-------- Records to use
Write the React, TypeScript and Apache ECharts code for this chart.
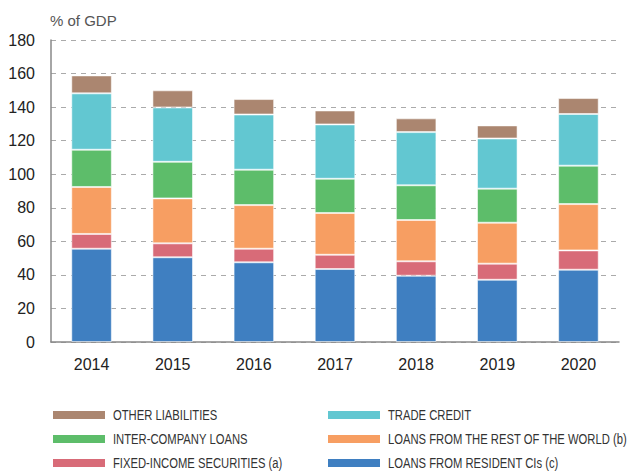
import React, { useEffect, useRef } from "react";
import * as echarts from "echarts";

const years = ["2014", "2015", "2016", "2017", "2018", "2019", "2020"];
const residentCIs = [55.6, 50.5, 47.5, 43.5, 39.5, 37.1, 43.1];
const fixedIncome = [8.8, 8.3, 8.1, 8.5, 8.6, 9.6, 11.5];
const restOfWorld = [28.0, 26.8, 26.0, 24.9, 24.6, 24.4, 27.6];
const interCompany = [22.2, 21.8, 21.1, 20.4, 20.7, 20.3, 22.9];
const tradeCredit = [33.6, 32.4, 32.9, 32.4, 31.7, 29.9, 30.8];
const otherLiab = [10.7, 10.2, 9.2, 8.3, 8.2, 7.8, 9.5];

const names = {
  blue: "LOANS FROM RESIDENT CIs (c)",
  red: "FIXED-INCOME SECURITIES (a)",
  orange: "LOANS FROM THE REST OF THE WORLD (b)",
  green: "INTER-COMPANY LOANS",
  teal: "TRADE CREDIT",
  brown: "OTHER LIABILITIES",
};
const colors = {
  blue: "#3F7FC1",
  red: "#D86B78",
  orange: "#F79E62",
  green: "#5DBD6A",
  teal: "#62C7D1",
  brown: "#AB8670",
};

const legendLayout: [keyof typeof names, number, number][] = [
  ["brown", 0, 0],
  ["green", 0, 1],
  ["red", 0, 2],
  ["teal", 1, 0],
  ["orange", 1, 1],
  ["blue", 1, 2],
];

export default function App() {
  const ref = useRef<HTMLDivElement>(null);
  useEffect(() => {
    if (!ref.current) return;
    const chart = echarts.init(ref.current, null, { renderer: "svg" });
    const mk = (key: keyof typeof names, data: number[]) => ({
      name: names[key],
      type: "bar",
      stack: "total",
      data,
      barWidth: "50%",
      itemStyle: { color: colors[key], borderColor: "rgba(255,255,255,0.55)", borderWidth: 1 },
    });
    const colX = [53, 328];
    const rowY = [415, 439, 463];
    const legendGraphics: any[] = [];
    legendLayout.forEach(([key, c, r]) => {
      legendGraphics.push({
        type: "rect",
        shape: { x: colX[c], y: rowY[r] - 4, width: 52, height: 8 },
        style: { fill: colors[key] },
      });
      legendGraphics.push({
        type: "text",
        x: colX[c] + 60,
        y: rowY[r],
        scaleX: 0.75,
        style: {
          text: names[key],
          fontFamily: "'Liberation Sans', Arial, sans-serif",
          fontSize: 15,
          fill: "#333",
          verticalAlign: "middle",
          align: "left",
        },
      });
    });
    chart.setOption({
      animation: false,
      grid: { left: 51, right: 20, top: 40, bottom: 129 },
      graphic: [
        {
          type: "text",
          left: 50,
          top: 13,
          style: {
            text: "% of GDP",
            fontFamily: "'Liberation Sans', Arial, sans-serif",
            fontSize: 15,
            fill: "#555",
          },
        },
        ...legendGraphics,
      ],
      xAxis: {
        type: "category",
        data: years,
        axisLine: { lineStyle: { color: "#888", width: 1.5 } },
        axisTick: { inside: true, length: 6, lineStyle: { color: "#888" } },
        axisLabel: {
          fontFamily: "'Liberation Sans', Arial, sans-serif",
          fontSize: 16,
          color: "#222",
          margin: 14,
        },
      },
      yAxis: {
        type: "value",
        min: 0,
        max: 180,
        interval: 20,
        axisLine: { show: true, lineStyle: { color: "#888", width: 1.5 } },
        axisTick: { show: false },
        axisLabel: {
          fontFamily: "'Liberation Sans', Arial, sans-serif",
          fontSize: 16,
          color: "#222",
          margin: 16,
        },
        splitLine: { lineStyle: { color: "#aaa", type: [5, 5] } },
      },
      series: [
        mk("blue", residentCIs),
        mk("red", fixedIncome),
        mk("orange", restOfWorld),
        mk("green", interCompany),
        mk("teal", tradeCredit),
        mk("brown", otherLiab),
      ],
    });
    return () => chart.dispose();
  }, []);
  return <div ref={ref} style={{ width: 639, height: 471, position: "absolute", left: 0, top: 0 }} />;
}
----------------
-------- Records to use
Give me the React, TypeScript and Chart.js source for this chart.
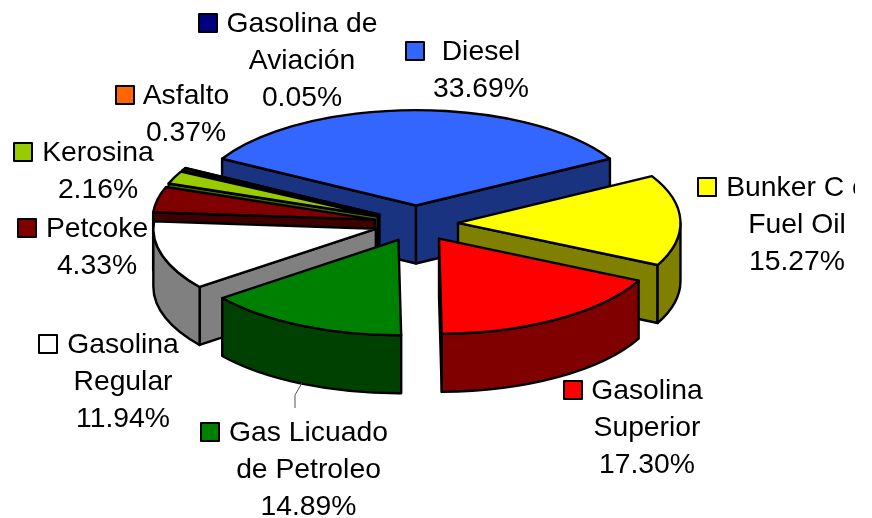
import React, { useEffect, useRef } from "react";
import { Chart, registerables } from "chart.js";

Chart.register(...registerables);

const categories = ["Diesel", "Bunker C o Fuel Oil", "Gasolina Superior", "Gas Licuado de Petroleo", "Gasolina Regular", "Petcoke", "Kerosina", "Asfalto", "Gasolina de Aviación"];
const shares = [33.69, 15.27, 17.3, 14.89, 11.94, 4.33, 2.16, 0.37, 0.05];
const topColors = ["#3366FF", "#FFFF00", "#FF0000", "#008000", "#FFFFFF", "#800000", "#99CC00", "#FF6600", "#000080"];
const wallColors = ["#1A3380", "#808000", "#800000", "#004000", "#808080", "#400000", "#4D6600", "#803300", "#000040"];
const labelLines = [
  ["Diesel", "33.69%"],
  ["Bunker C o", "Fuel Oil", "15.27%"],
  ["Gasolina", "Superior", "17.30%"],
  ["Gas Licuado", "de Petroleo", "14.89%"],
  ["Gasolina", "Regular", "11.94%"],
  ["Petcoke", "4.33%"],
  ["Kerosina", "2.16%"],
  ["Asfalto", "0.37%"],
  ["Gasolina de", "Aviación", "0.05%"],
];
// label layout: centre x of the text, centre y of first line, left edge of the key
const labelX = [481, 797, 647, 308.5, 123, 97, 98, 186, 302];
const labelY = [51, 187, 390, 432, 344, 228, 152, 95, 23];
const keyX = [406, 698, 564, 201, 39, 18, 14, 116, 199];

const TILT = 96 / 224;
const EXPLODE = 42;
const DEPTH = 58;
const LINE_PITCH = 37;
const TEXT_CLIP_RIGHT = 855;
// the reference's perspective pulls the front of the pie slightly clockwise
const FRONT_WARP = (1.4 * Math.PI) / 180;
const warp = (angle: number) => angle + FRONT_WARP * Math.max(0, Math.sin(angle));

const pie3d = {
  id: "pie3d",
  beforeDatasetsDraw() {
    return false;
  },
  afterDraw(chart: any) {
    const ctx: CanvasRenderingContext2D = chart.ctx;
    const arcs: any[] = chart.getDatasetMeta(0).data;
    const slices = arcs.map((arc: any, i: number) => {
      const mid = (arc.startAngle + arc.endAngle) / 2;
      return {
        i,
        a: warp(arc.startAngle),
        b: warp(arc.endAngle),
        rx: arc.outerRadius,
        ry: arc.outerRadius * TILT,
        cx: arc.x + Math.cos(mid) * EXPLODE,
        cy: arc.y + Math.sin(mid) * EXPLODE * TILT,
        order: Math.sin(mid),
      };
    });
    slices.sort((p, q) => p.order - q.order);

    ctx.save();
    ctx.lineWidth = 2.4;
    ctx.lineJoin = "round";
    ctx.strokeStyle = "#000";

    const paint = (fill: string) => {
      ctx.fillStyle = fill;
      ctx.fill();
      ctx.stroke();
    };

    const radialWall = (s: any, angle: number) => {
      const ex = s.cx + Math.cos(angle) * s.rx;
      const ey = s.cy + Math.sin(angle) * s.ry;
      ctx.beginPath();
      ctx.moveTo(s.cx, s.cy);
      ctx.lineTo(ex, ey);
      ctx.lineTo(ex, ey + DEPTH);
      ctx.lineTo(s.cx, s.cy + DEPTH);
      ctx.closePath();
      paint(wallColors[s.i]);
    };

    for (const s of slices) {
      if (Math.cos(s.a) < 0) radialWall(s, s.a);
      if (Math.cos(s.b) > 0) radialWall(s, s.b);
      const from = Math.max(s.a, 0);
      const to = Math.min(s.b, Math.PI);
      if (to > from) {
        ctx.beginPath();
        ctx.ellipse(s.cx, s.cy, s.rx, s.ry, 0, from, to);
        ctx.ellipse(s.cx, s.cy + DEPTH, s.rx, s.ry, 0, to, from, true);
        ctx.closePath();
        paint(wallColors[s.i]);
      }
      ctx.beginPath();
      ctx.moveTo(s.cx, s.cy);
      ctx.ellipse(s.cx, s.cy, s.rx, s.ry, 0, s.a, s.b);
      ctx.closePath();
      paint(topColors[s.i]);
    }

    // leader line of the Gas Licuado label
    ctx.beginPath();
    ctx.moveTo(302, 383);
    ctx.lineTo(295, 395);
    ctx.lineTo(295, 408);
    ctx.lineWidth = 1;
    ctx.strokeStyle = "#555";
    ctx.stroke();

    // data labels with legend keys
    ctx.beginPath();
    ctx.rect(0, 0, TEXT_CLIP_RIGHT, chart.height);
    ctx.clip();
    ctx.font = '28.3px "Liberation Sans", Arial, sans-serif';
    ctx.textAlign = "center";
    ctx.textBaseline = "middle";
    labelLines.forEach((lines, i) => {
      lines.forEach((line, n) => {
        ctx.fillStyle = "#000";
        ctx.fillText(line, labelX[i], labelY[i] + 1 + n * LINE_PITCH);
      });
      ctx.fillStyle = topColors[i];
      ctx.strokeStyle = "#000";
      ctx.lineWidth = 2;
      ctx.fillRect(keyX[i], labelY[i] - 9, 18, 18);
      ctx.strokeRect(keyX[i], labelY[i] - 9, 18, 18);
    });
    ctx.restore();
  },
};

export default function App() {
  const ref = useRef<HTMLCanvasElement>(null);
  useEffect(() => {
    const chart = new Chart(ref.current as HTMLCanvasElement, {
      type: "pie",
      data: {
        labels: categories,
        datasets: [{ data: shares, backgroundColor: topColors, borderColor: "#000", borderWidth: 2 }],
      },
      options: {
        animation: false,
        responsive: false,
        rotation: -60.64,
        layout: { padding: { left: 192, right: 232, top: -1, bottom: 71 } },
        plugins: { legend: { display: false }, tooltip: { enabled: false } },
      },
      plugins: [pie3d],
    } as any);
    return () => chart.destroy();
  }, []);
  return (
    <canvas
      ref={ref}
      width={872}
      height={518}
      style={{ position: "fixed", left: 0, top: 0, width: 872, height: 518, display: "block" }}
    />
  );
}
----------------
-------- Records to use
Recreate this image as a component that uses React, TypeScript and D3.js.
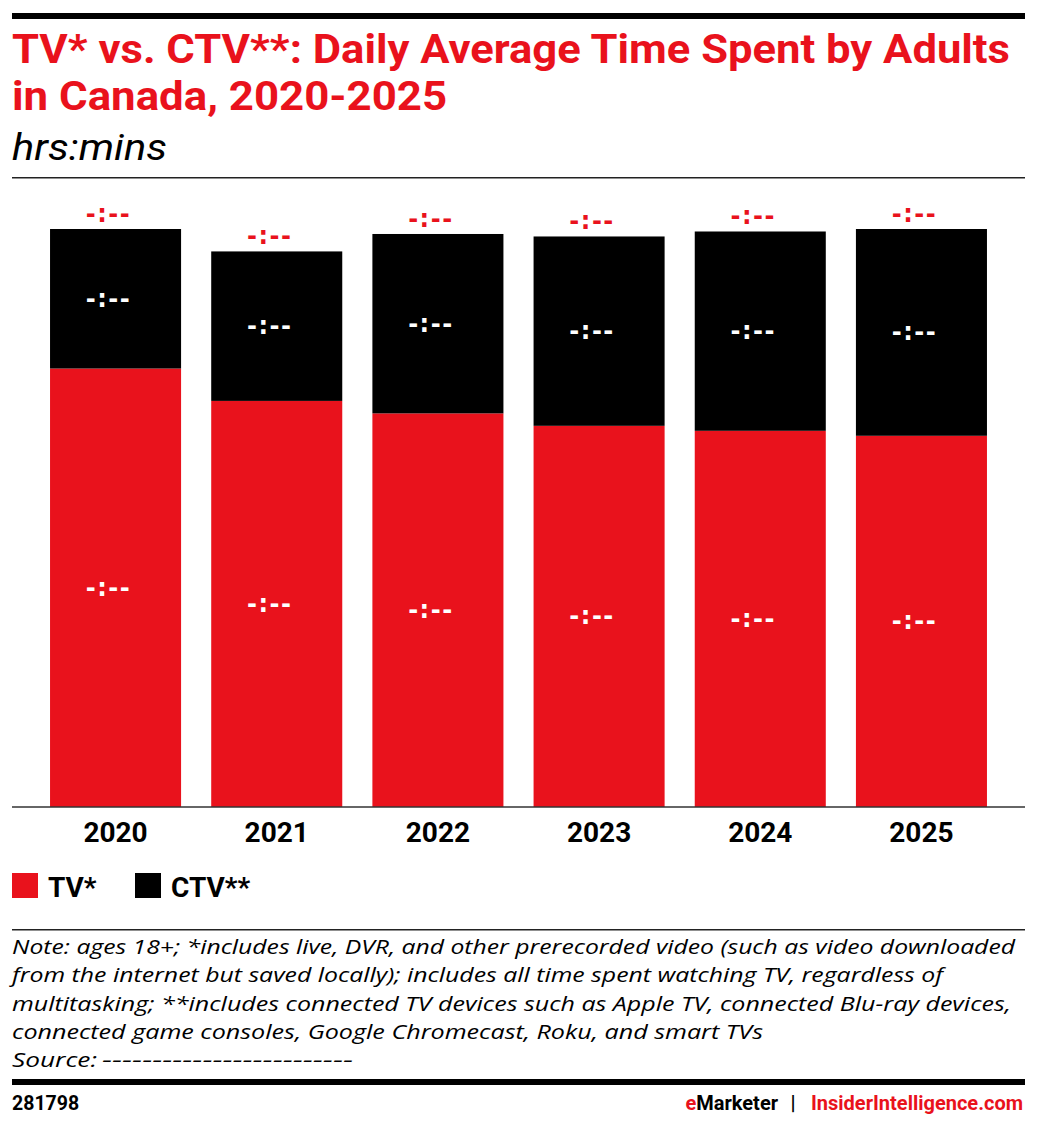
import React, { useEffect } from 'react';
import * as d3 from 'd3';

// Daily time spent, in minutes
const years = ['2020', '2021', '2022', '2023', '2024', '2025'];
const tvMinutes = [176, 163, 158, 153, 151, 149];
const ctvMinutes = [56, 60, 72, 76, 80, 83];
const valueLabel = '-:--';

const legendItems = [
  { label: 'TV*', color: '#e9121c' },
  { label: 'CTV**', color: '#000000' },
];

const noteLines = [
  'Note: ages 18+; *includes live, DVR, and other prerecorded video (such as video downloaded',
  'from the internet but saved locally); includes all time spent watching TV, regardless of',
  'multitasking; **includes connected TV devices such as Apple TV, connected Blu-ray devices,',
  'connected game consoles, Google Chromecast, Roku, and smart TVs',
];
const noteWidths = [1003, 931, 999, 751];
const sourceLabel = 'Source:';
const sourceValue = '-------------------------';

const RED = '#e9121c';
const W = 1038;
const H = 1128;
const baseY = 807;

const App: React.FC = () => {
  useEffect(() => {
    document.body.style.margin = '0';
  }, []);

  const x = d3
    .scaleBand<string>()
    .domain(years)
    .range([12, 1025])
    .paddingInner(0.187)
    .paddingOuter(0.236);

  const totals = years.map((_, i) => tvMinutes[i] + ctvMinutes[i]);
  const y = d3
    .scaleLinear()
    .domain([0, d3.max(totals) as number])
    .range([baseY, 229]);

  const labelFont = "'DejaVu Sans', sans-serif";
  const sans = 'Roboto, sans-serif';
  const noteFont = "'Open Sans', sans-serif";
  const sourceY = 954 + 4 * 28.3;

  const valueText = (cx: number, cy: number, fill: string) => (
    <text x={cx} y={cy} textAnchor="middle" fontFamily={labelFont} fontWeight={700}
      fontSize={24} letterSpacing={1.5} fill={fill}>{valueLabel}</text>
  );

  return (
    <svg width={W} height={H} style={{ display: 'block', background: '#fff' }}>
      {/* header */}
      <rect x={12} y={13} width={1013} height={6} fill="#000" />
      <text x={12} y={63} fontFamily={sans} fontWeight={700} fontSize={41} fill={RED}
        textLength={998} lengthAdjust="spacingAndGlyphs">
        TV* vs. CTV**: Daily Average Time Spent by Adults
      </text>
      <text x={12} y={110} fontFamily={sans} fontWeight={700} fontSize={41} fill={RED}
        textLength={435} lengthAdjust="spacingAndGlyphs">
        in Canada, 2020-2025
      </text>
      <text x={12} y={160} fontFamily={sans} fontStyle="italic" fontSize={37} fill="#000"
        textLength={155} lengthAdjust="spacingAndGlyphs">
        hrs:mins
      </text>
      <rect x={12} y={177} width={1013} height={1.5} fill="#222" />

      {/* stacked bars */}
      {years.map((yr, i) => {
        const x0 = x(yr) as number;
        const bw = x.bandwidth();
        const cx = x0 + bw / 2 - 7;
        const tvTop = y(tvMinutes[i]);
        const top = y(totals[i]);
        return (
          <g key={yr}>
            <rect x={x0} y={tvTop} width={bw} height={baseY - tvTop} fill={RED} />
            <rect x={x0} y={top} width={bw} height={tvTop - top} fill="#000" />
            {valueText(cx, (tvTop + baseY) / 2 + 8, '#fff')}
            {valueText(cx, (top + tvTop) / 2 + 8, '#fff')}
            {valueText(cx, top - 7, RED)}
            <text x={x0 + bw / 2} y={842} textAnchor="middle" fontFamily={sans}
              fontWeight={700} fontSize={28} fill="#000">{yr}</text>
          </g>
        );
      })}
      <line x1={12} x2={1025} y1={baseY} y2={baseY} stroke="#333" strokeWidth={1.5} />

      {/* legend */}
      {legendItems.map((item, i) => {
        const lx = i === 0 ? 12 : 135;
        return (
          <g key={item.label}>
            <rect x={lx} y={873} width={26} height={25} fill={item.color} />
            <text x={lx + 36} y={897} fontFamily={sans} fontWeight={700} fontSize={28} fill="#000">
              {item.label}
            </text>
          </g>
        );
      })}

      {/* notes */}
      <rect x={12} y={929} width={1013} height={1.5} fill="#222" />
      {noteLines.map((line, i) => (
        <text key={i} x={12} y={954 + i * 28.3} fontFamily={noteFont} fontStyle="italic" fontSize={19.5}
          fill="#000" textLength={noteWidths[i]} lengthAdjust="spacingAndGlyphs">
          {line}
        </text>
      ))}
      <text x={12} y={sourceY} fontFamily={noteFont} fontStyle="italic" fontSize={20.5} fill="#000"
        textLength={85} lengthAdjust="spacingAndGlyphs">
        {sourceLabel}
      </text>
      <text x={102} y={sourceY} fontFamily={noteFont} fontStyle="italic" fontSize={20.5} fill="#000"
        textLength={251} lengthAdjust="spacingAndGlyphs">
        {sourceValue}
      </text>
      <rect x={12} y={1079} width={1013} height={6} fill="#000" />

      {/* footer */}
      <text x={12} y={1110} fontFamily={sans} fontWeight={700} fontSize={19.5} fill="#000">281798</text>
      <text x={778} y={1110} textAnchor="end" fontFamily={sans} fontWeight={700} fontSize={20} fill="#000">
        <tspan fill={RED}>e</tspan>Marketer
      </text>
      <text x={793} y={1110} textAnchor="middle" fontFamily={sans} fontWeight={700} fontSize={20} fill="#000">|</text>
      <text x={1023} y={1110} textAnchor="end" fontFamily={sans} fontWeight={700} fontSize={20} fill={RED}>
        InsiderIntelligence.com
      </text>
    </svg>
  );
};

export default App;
----------------
**Problem to solve**. Your task is to gather all lines from the entries above that hold the word "TypeScript".

**Complete response**.
Write the React, TypeScript and Apache ECharts code for this chart.
Give me the React, TypeScript and Chart.js source for this chart.
Recreate this image as a component that uses React, TypeScript and D3.js.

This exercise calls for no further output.